Greene's composition For Candles, which collects and manipulates sound from four lit candles.
Naturally, this spurred my current dilemma. I realized that I’ve always had a sort of split personality as a composer—now, having become a professional, this schism has become even more pronounced. I started out writing music the way many suburban white boys started in the early ’90s—figuring out Nirvana songs and then writing fake Nirvana songs. At the same time, however, I was playing trumpet and listening to a ton of jazz. So I wrote some pseudo-Miles Davis tunes that later morphed into more formally involved, pseudo-Charles Mingus tunes.
The more I wrote, the more I found myself developing a sense for “composition”—that higher musical calling toward obscurity. By this time I was in college, and I decided to switch from a biology major to pre-med and music. When I brought my ideas into my first real composition lesson, my professor asked me, “Why does everything have to be a triad?”—thus spawning my academic-composer side. All the while, though, I continued to play my fake Nirvana stuff.

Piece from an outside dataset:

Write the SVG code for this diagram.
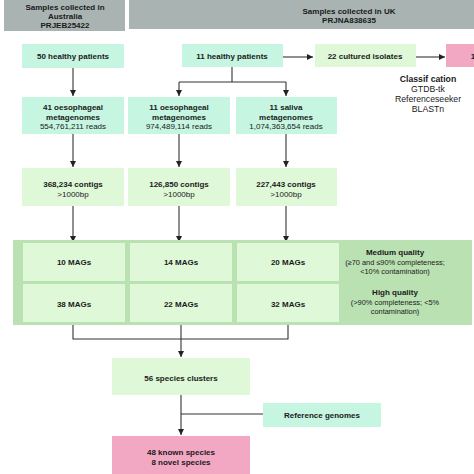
<svg xmlns="http://www.w3.org/2000/svg" width="474" height="474" viewBox="0 0 474 474">
<defs>
<marker id="ah" viewBox="0 0 10 10" refX="10" refY="5" markerWidth="6" markerHeight="6" markerUnits="userSpaceOnUse" orient="auto">
<path d="M0,0 L10,5 L0,10 Z" fill="#222"/>
</marker>
<style>
text{font-family:"Liberation Sans",Arial,sans-serif;font-size:8px;fill:#1a1a1a;text-anchor:middle}
.b{font-weight:bold}
.s{font-size:7.4px}
.c{font-size:8.7px}
.hdr{fill:#a9b4b2}
.cy{fill:#c6f5e2}
.gr{fill:#dff8d8}
.pk{fill:#f2a8c3}
.pan{fill:#bae1b2}
.ln{stroke:#333;stroke-width:1.1;fill:none}
.ar{stroke:#333;stroke-width:1.1;fill:none;marker-end:url(#ah)}
</style>
</defs>
<rect width="474" height="474" fill="#fff"/>
<g id="hdr-au"><rect class="hdr" x="4" y="0" width="121" height="31"/>
<text class="b" x="65" y="10">Samples collected in</text><text class="b" x="65" y="18.5">Australia</text><text class="b" x="65" y="27.5">PRJEB25422</text></g>
<g id="hdr-uk"><rect class="hdr" x="129" y="0" width="345" height="29"/>
<text class="b" x="349" y="14">Samples collected in UK</text><text class="b" x="349" y="23">PRJNA838635</text></g>

<g id="connectors">
<path class="ar" d="M73,68 V96"/>
<path class="ln" d="M232,67 V82 M179,82 H286"/>
<path class="ar" d="M179,82 V96"/>
<path class="ar" d="M286,82 V96"/>
<path class="ar" d="M283,57 H313"/>
<path class="ar" d="M416,57 H445"/>
<path class="ar" d="M73,134 V167"/>
<path class="ar" d="M179,134 V167"/>
<path class="ar" d="M286,134 V167"/>
<path class="ar" d="M73,206 V242"/>
<path class="ar" d="M179,206 V242"/>
<path class="ar" d="M286,206 V242"/>
<path class="ln" d="M73,322 V339 H288 V322 M181,322 V339"/>
<path class="ar" d="M181,339 V357"/>
<path class="ar" d="M181,395 V435"/>
<path class="ln" d="M263,414 H181"/>
</g>

<g id="n50"><rect class="cy" x="22" y="44" width="102" height="24"/><text class="b" x="73" y="59">50 healthy patients</text></g>
<g id="n11"><rect class="cy" x="182" y="44" width="101" height="23"/><text class="b" x="232" y="59">11 healthy patients</text></g>
<g id="n22"><rect class="gr" x="315" y="44" width="101" height="23"/><text class="b" x="365" y="59">22 cultured isolates</text></g>
<g id="npk"><rect class="pk" x="446" y="44" width="30" height="23"/><text class="b" x="473" y="59">1</text></g>
<g id="classif"><text class="b c" x="428" y="82">Classif cation</text><text class="c" x="428" y="92">GTDB-tk</text><text class="c" x="428" y="102">Referenceseeker</text><text class="c" x="428" y="112">BLASTn</text></g>

<g id="m41"><rect class="cy" x="22" y="97" width="102" height="37"/><text class="b" x="73" y="110">41 oesophageal</text><text class="b" x="73" y="119.5">metagenomes</text><text x="73" y="129">554,761,211 reads</text></g>
<g id="m11o"><rect class="cy" x="128" y="97" width="102" height="37"/><text class="b" x="179" y="110">11 oesophageal</text><text class="b" x="179" y="119.5">metagenomes</text><text x="179" y="129">974,489,114  reads</text></g>
<g id="m11s"><rect class="cy" x="236" y="97" width="101" height="37"/><text class="b" x="286" y="110">11 saliva</text><text class="b" x="286" y="119.5">metagenomes</text><text x="286" y="129">1,074,363,654 reads</text></g>

<g id="c1"><rect class="gr" x="22" y="168" width="102" height="38"/><text class="b" x="73" y="187">368,234 contigs</text><text x="73" y="197">&gt;1000bp</text></g>
<g id="c2"><rect class="gr" x="128" y="168" width="102" height="38"/><text class="b" x="179" y="187">126,850 contigs</text><text x="179" y="197">&gt;1000bp</text></g>
<g id="c3"><rect class="gr" x="236" y="168" width="101" height="38"/><text class="b" x="286" y="187">227,443 contigs</text><text x="286" y="197">&gt;1000bp</text></g>

<g id="mags">
<rect class="pan" x="13" y="240" width="459" height="85"/>
<rect class="gr" x="23" y="243" width="102" height="38"/><text class="b" x="74" y="265">10 MAGs</text>
<rect class="gr" x="130" y="243" width="102" height="38"/><text class="b" x="181" y="265">14 MAGs</text>
<rect class="gr" x="237" y="243" width="102" height="38"/><text class="b" x="288" y="265">20 MAGs</text>
<rect class="gr" x="23" y="284" width="102" height="38"/><text class="b" x="74" y="307">38 MAGs</text>
<rect class="gr" x="130" y="284" width="102" height="38"/><text class="b" x="181" y="307">22 MAGs</text>
<rect class="gr" x="237" y="284" width="102" height="38"/><text class="b" x="288" y="307">32 MAGs</text>
<text class="b" x="395" y="255">Medium quality</text>
<text class="s" x="395" y="264.5">(≥70 and ≤90% completeness;</text>
<text class="s" x="395" y="273.5">&lt;10% contamination)</text>
<text class="b" x="395" y="295">High quality</text>
<text class="s" x="395" y="304.5">(&gt;90% completeness; &lt;5%</text>
<text class="s" x="395" y="313.5">contamination)</text>
</g>

<g id="species"><rect class="gr" x="112" y="358" width="138" height="37"/><text class="b" x="181" y="381">56 species clusters</text></g>
<g id="ref"><rect class="cy" x="263" y="403" width="118" height="24"/><text class="b" x="322" y="418">Reference genomes</text></g>
<g id="result"><rect class="pk" x="112" y="436" width="138" height="40"/><text class="b" x="181" y="455">48 known species</text><text class="b" x="181" y="465">8 novel species</text></g>
</svg>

Grad school, of course, has taught me many things: the nuances of every orchestral instrument and how to artfully combine them, how to use electronics to make everyday items (such as dripping candles or rotary telephones) into musical instruments, how to use a long-armed stapler. But I’ve also developed some bad habits. Chief among them is a defense mechanism that compels me to convolute my music in order to avoid criticism. The thinking goes like this: if people can understand what I’m doing, they can disagree with it, and then they can point out what’s wrong with it, and then I’ll feel inferior. So, to avoid this, I’ve written things that I haven’t completely understood. In fact, there have even been times when performers have played my music incorrectly and I haven’t realized it. This has totally sucked.
After A Way Home, my next big non-academic commission was composing the score for a documentary about the assassination of Abraham Lincoln for the DVD release of Robert Redford’s recent film, The Conspirator. When the production company sent me a rough cut, I found that they’d been using Philip Glass as practically all of their temp music. It was an odd coincidence: right when I was trying to reconcile my two sides as a composer, I was tasked with emulating a guy who has single-handedly framed the debate over accessibility in “classical” music for the last four decades. I’m sort of an agnostic on the subject of Glass, but I hear a lot of negative talk about him in academic circles. In fact, the best thing I’ve heard is, “This is actually a good piece—you’d never know it was Glass.” In any case, I had a lot of fun composing the score. Like A Way Home, it was an opportunity for me to step away from über-complexity, and compose with both sides—the Wozzeck side, and the side that still wants to rewrite “Territorial Pissings.” It’ll take me awhile to find the right balance, I’m sure, but at least I know that even if I’m writing shitty-sounding but technically complex music, I’ll most certainly understand it. And who knows, I might even like it.